▶ _WRITTEN EXERCISE_:
Only the number is wanted: how many lines contain the word "diagram"?

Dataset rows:
________________

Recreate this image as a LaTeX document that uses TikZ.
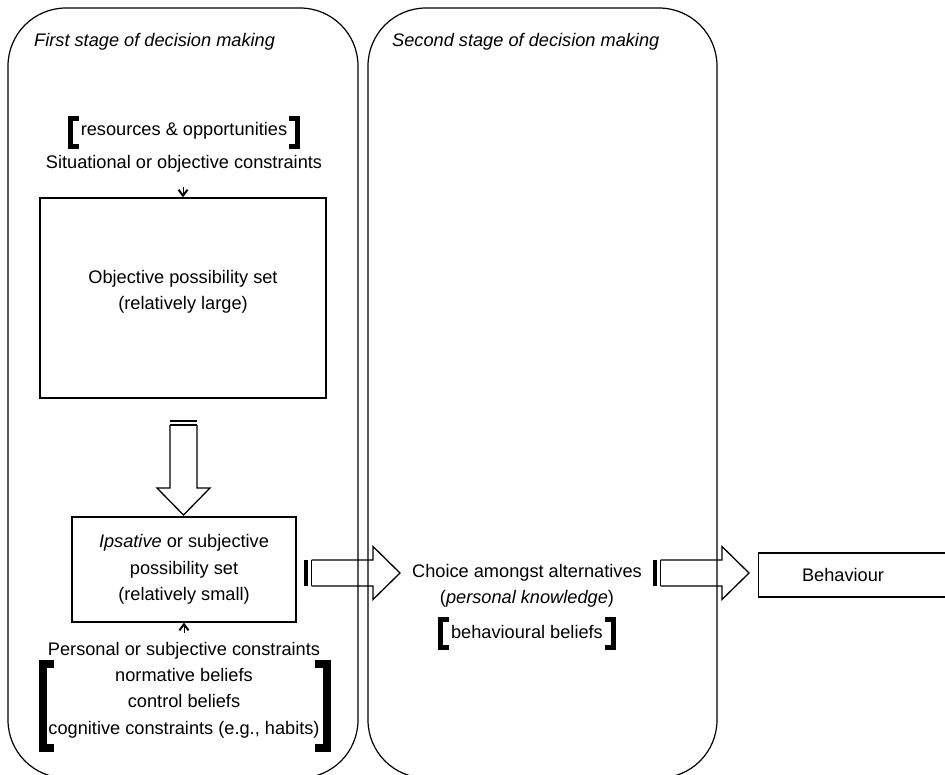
\documentclass[tikz,border=0pt]{standalone}
\usepackage{fontspec}
\setmainfont{Liberation Sans}
\usetikzlibrary{arrows.meta,calc}
\begin{document}
\begin{tikzpicture}[x=1pt,y=-1pt,
  every node/.style={font=\fontsize{18.2}{26.3}\selectfont, inner sep=0pt, align=center},
  stagebox/.style={draw, line width=1.2pt, rounded corners=58pt},
  plainbox/.style={draw, line width=1.3pt},
  brk/.style={line width=5pt, line join=miter},
  bigbrk/.style={line width=8pt, line join=miter},
  tip/.style={-{Straight Barb[length=6pt,width=9pt,line width=2pt]}, line width=0.8pt},
  hblock/.pic={
    \fill (0,-13) rectangle (4,13);
    \draw[line width=1.3pt] (7.5,-13) -- (7.5,13);
    \draw[line width=1.3pt, line join=miter]
      (7.5,-13) -- ({#1-27},-13) -- ({#1-27},-26.5) -- (#1,0)
      -- ({#1-27},26.5) -- ({#1-27},13) -- (7.5,13);
  },
  vblock/.pic={
    \fill (-13.5,0) rectangle (13.5,2.5);
    \draw[line width=1.3pt] (-13.5,5.5) -- (13.5,5.5);
    \draw[line width=1.3pt, line join=miter]
      (-13.5,5.5) -- (-13.5,{#1-27}) -- (-26.5,{#1-27}) -- (0,#1)
      -- (26.5,{#1-27}) -- (13.5,{#1-27}) -- (13.5,5.5);
  }
]
\clip (0,0) rectangle (945,774);

% the two stages
\draw[stagebox] (8,8) rectangle (358,778);
\draw[stagebox] (368,8) rectangle (717,778);
\node[anchor=west, font=\fontsize{18.2}{22}\selectfont\itshape] (stage1) at (34,42) {First stage of decision making};
\node[anchor=west, font=\fontsize{18.2}{22}\selectfont\itshape] (stage2) at (392,42) {Second stage of decision making};

% situational constraints
\node (res) at (184,131) {resources \& opportunities};
\draw[brk] ($(res.west)+(-2,-12.5)$) -- ($(res.west)+(-10.5,-12.5)$)
  -- ($(res.west)+(-10.5,15.5)$) -- ($(res.west)+(-2,15.5)$);
\draw[brk] ($(res.east)+(2,-12.5)$) -- ($(res.east)+(10.5,-12.5)$)
  -- ($(res.east)+(10.5,15.5)$) -- ($(res.east)+(2,15.5)$);
\node (sit) at (184,164) {Situational or objective constraints};

% objective possibility set
\node[plainbox, minimum width=286pt, minimum height=200pt] (obj) at (183,298) {};
\node (objtxt) at (183,292) {Objective possibility set\\(relatively large)};
\coordinate (sitend) at ($(obj.north)+(0,-10)$);
\draw[tip] (sitend) -- (obj.north);

% narrowing down
\pic at (183.5,419.5) {vblock=95.5};

% ipsative possibility set
\node[plainbox, minimum width=224pt, minimum height=105pt] (ips) at (184,569.5)
  {\textit{Ipsative} or subjective\\possibility set\\(relatively small)};

% personal constraints
\node (pers) at (184,690) {Personal or subjective constraints\\normative beliefs\\control beliefs\\cognitive constraints (e.g., habits)};
\coordinate (persend) at ($(ips.south)+(0,10)$);
\draw[tip] (persend) -- (ips.south);
\draw[bigbrk] ($(pers.west)+(6,-26)$) -- ($(pers.west)+(-5,-26)$)
  -- ($(pers.west)+(-5,58)$) -- ($(pers.west)+(6,58)$);
\draw[bigbrk] ($(pers.east)+(-5,-26)$) -- ($(pers.east)+(6.5,-26)$)
  -- ($(pers.east)+(6.5,58)$) -- ($(pers.east)+(-5,58)$);

% second stage
\pic at (304,573) {hblock=96};
\node (choice) at (527,573) {Choice amongst alternatives};
\node (pk) at (527,599) {(\textit{personal knowledge})};
\node (bb) at (527,632) {behavioural beliefs};
\draw[brk] ($(bb.west)+(-2,-12.5)$) -- ($(bb.west)+(-10.5,-12.5)$)
  -- ($(bb.west)+(-10.5,15.5)$) -- ($(bb.west)+(-2,15.5)$);
\draw[brk] ($(bb.east)+(2,-12.5)$) -- ($(bb.east)+(10.5,-12.5)$)
  -- ($(bb.east)+(10.5,15.5)$) -- ($(bb.east)+(2,15.5)$);

% behaviour
\pic at (653,573) {hblock=96};
\node[plainbox, minimum width=220pt, minimum height=44pt, anchor=west] (beh) at (758,575) {};
\node (behtxt) at (843,575) {Behaviour};
\end{tikzpicture}
\end{document}
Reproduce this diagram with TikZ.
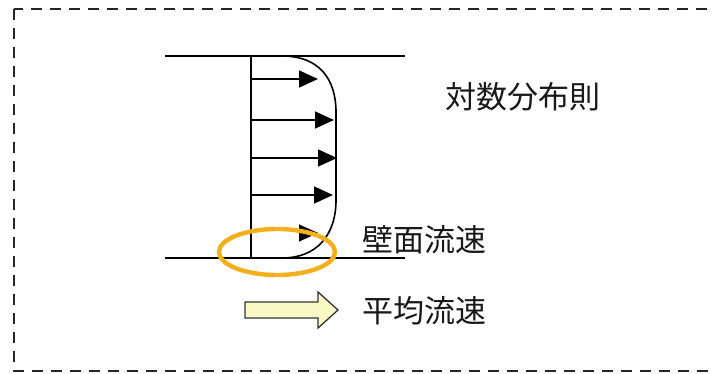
\documentclass[tikz,border=0pt]{standalone}
\usepackage{fontspec}
\newfontfamily\jpfont{Noto Sans CJK JP}
\usetikzlibrary{arrows.meta,shapes.geometric}
\definecolor{ringorange}{HTML}{F2B01E}
\definecolor{arrowfill}{HTML}{FAFAC4}
\tikzset{
  wall/.style={line width=1.6pt, black},
  vel/.style={line width=1.6pt, -{Triangle[length=19pt,width=17pt]}},
  lbl/.style={font=\jpfont\fontsize{31}{36}\selectfont, text=black!90, inner sep=0pt},
}
\begin{document}
\begin{tikzpicture}[x=1pt,y=-1pt]
\useasboundingbox (0,0) rectangle (713,374);
\begin{scope}
\clip (0,0) rectangle (713,374);
\draw[line width=2.8pt, dash pattern=on 11pt off 8pt, black!85] (14,9) rectangle (730,371);
\end{scope}
% walls
\coordinate (tl) at (165,56);
\coordinate (tr) at (405,56);
\coordinate (bl) at (165,258);
\coordinate (br) at (405,258);
\draw[wall] (tl) -- (tr);
\draw[wall] (bl) -- (br);
\coordinate (vt) at (251,56);
\coordinate (vb) at (251,258);
\draw[wall] (vt) -- (vb);
% profile curve
\coordinate (ct) at (282,56);
\coordinate (cb) at (282,258);
\draw[wall] (ct) .. controls (320,56) and (336,80) .. (336,112)
  -- (336,200) .. controls (336,236) and (316,258) .. (cb);
% velocity arrows
\coordinate (a1s) at (251,79);  \coordinate (a1e) at (318,79);
\coordinate (a2s) at (251,120); \coordinate (a2e) at (334,120);
\coordinate (a3s) at (251,158); \coordinate (a3e) at (337,158);
\coordinate (a4s) at (251,195); \coordinate (a4e) at (333,195);
\coordinate (a5s) at (299,233); \coordinate (a5e) at (318,233);
\draw[vel] (a1s) -- (a1e);
\draw[vel] (a2s) -- (a2e);
\draw[vel] (a3s) -- (a3e);
\draw[vel] (a4s) -- (a4e);
\draw[-{Triangle[length=19pt,width=17pt]}, line width=0.1pt] (a5s) -- (a5e);
% orange ellipse
\node[draw=ringorange, line width=4.4pt, ellipse, minimum width=116pt, minimum height=46pt, inner sep=0pt] (ring) at (277,252) {};
% block arrow
\draw[draw=black!80, line width=1.3pt, fill=arrowfill, line join=miter]
  (245,302) -- (318,302) -- (318,292) -- (338,310) -- (318,328) -- (318,318) -- (245,318) -- cycle;
\coordinate (mean) at (292,310);
% labels
\node[lbl] (law) at (523,97) {対数分布則};
\node[lbl] (wall) at (424,240) {壁面流速};
\node[lbl] (avg) at (424,311) {平均流速};
\end{tikzpicture}
\end{document}
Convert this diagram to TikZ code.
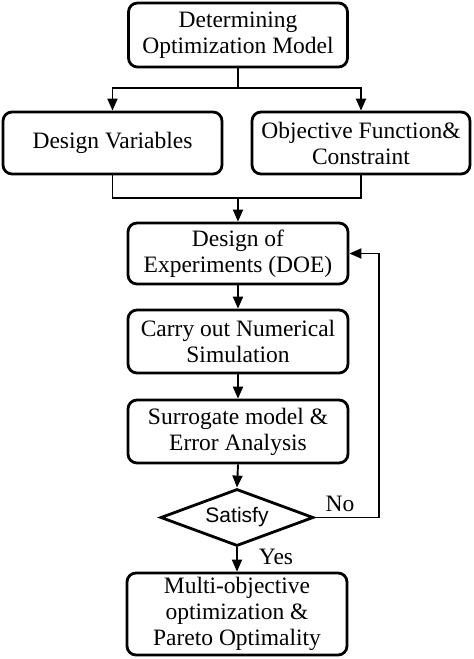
\documentclass[tikz,border=0pt]{standalone}
\usepackage{fontspec}
\setmainfont{Liberation Serif}
\newfontfamily\arialfont{Liberation Sans}
\usetikzlibrary{arrows.meta,shapes.geometric,calc}
\begin{document}
\begin{tikzpicture}[x=1pt,y=-1pt,
  box/.style={draw,line width=2.8pt,rounded corners=9pt,align=center,inner sep=0pt,font=\fontsize{23.5}{26}\selectfont},
  dec/.style={draw,line width=2.8pt,diamond,aspect=2.68,inner sep=0pt,minimum width=153pt,minimum height=57pt,font=\arialfont\fontsize{21}{24}\selectfont},
  conn/.style={line width=1.9pt},
  arr/.style={conn,-{Triangle[length=12pt,width=10pt]}},
  lbl/.style={font=\fontsize{23.5}{26}\selectfont,inner sep=0pt}]
\useasboundingbox (0,0) rectangle (474,659);
\node[box,minimum width=219pt,minimum height=64pt] (top) at (238,35) {Determining\\Optimization Model};
\node[box,minimum width=219pt,minimum height=62pt] (dv) at (112.5,143) {Design Variables};
\node[box,minimum width=218pt,minimum height=62pt] (of) at (361,143) {Objective Function\&\\Constraint};
\node[box,minimum width=220pt,minimum height=61pt] (doe) at (238,253.5) {Design of\\Experiments (DOE)};
\node[box,minimum width=220pt,minimum height=63pt] (carry) at (238,341.5) {Carry out Numerical\\Simulation};
\node[box,minimum width=220pt,minimum height=63pt] (surr) at (238,431.5) {Surrogate model \&\\Error Analysis};
\node[dec] (dia) at (237,517.5) {Satisfy};
\node[box,minimum width=220pt,minimum height=82pt] (fin) at (237,614) {Multi-objective\\optimization \&\\Pareto Optimality};
\coordinate (split) at (238,88);
\coordinate (join) at (238,198);
\coordinate (fb) at (379,253.5);
\draw[conn] (top.south) -- (split);
\draw[arr] (split) -| (dv.north);
\draw[arr] (split) -| (of.north);
\draw[conn] (dv.south) |- (join) -| (of.south);
\draw[arr] (join) -- (doe.north);
\draw[arr] (doe.south) -- (carry.north);
\draw[arr] (carry.south) -- (surr.north);
\draw[arr] (surr.south) -- (dia.north);
\draw[arr] (dia.south) -- (fin.north);
\draw[arr] (dia.east) -| (fb) -- (doe.east);
\node[lbl] (no) at (340,504) {No};
\node[lbl] (yes) at (276,557) {Yes};
\end{tikzpicture}
\end{document}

________________

▶ _COMPLETED EXERCISE_:
2